Ma allora per quale motivo criticare tale ipotesi creazionista rivolta al senso ultimo dell'universo pare integrare un “reato” di lesa maestà??? Con quale bizantinismo si può supporre che solo tale ipotesi ideologico-religiosa abbia diritto di cittadinanza, e poi pretendere di mascherare tale evidentissimo dogmatismo sotto le mentite spoglie del progresso scientifico? Tra l'altro, contrabbandando pure lì una scelta di campo teoretica come presunta, asettica descrizione della realtà!!! Come se non bastasse, se taluno osa mettere in discussione tale catafalco d'idiozie traballanti (già fallaci a livello logico) , si sente pure dare del retrogrado...

Al sottoscritto tale atteggiamento oscurantista, perverso, ottuso, ricorda tanto la caricaturale descrizione dei tribunali dell'Inquisizione spesso appioppata alla Chiesa cattolica...Con buona pace della scienza laica e tollerante!

La presenza di un senso ultimo, nonostante gli sforzi fatti di secolo in secolo per negarla, è infatti sotto gli occhi di tutti. Anche da un punto di vista “scientifico”, e non solamente allorquando taluno scopre e passa a qualcos'altro da sé.

Soffermandoci ancora a calpestare i lidi del darwinismo, come si potrebbe infatti negare che le specie esistono, pur se la forma di esse è difficilmente indagabile? Tuttavia, come scrive, ad es, Adolf Portmann, la biochimica non può ignorare ciò, rinunciando a tale presupposto, a pena di ridursi a “scienza cieca”. A rigor di materialismo, infatti, le c.d. “Specie” non risulterebbero coglibili e, qualsiasi tentativo di categorizzazione volto ad esse verrebbe tacciato seduta stante come “metafisico”. Eppure, è innegabile che un cane sia differente da un albero, che gli alberi stessi fra loro abbiano connotati unitariamente percepibili, e lo stesso valga per i cani, i gatti, gli uccelli fra loro?? Non è percepibile tale reductio ad unum, pur se scientificamente non è coglibile e/o rappresentabile?!?!?!?!

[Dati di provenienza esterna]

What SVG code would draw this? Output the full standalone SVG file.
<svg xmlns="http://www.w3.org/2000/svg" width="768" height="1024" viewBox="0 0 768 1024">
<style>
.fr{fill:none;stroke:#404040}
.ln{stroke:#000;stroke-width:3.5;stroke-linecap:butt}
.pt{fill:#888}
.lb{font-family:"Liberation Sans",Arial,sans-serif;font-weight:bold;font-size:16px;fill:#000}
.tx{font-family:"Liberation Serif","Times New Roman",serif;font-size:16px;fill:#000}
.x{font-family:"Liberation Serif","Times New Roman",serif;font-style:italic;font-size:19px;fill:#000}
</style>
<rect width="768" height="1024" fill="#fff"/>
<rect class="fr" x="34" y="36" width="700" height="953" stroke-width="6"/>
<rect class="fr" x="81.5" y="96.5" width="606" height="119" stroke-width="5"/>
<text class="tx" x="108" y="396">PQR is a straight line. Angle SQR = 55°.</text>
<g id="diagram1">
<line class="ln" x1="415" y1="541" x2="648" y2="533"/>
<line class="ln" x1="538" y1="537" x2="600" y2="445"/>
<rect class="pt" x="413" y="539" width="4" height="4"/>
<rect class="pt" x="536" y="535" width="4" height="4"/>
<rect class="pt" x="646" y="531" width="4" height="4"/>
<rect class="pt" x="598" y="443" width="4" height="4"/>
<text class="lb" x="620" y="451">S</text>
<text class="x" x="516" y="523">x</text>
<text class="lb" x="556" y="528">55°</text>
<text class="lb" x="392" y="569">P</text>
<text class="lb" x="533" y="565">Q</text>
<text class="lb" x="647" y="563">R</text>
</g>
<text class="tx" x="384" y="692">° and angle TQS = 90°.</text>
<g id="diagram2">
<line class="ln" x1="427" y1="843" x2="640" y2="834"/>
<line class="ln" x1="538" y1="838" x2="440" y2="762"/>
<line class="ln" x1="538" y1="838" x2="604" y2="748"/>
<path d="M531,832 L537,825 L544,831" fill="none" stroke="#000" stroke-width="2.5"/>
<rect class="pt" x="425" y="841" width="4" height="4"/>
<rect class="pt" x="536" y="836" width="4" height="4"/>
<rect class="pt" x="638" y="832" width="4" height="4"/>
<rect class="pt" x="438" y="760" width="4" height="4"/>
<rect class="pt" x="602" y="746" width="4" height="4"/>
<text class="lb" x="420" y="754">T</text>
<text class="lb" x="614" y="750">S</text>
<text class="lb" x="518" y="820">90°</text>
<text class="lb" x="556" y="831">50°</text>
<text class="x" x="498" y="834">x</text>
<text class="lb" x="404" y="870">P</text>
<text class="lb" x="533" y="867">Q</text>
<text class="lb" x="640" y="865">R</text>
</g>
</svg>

La ristrettezza, d'altra parte, di considerare gli esseri viventi come meri aggregati di frammenti di realtà, credo sia stata pure sotto gli occhi dello stesso Darwin, tanto da indurlo ad intitolare il suo fondamentale trattato sull'evoluzione “L'Origine delle Specie”!!! A voler tornare indietro di qualche migliaio d'anni, potrebbe essere opportuno pure ripercorrere il “Parmenide” di Platone, ove la ragione s'inguaia fino a liberarsi, giunta alla scoperta del proprio limite nel concepire non solo l'altro da sè, bensì pure l'evolversi...

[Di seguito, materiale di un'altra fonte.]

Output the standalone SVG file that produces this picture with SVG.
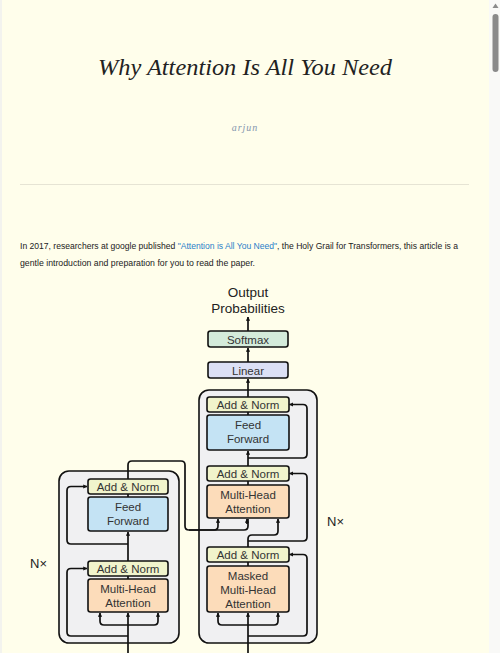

Senza intavolare una critica serrata ai danni dell'evoluzionismo, mi basta ricordare che esso è decisamente criticabile, ancora prima che per il truffaldino scacco epistemico di cui sopra, anche per le numerose falle che ne inficiano l'impalcatura sistematica. Ad esempio, vi sono troppi “missing links”, ossia mancati legami evoluzionisti tra le specie per poter giustificare induttivamente la teoria in esame. Ma lasciamo perdere....

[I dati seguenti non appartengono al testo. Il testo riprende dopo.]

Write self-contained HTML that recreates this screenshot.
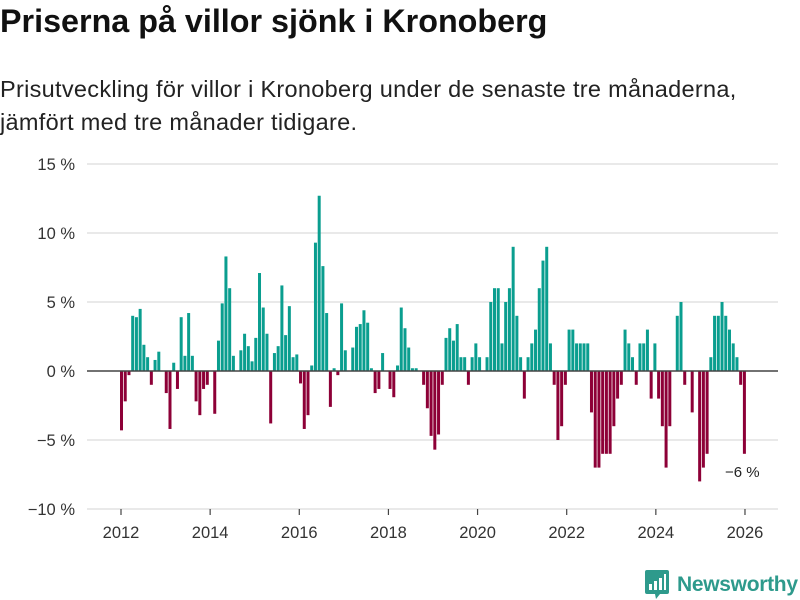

Ciò che più mi preme rimane tuttavia, è il dichiararmi uomo libero. Lo scagliarmi contro i dogmatismi che imbrigliano la libertà, l'intelligenza, l'anima umana. Qualche somma figura chiamava l'uomo “Libero arbitrio”. Per quale motivo noi s'è costretti a sottostare ai diktat “religiosi” di un manipolo di materialisti del XIX secolo? E non si tratta di non riconoscere i meriti ad essi ascrivibili nel campo del metodo descrittivo della realtà fenomenica, bensì di rivendicare con forza il diritto di sottoporre a vaglio critico ogni posizione. A maggior ragione se essa si rivela un presupposto ideologico camuffato da scienza esatta ed intangibile. Non comprendo per quale motivo la cosmogonia – paccottiglia di Darwin debba essere preferibile a quella d'un qualunque curato di campagna che abbia la bontà di fondare decentemente le proprie teorie. O, che ne so, a quella di un Galileo, di un Newton. Che, per incidens, non credo siano proprio i “figli della serva”rispetto all'amico Charles...

Sono posizioni che hanno a che fare con la filosofia morale, con il credo d'ognuno. Imporle per principio, sanzionandone addirittura le possibili critiche, come troppo spesso si tende a fare in certi ambienti, equivale a porre una drammatica ipoteca sulla libertà di pensiero. Chi non accetta il minimo confronto su ciò che è indubbiamente discutibile dialogicamente, è senza ombra di dubbio dogmatico.

Vorrei tanto dunque che si squarciasse il velo che ottunde questa realtà, per poter nuovamente respirare, sino in fondo, la libertà. Perché è chi difende una posizione unilaterale rifiutando il dialogo, che si veste di postulati inverificabili. Non certo chi si oppone a questo asfittico operare. Questi ultimi, consci del dramma e delle potenzialità della realtà umana. sono i veri laici, liberali.

Con buona pace di tutti i Torquemada dello scientismo intransigente.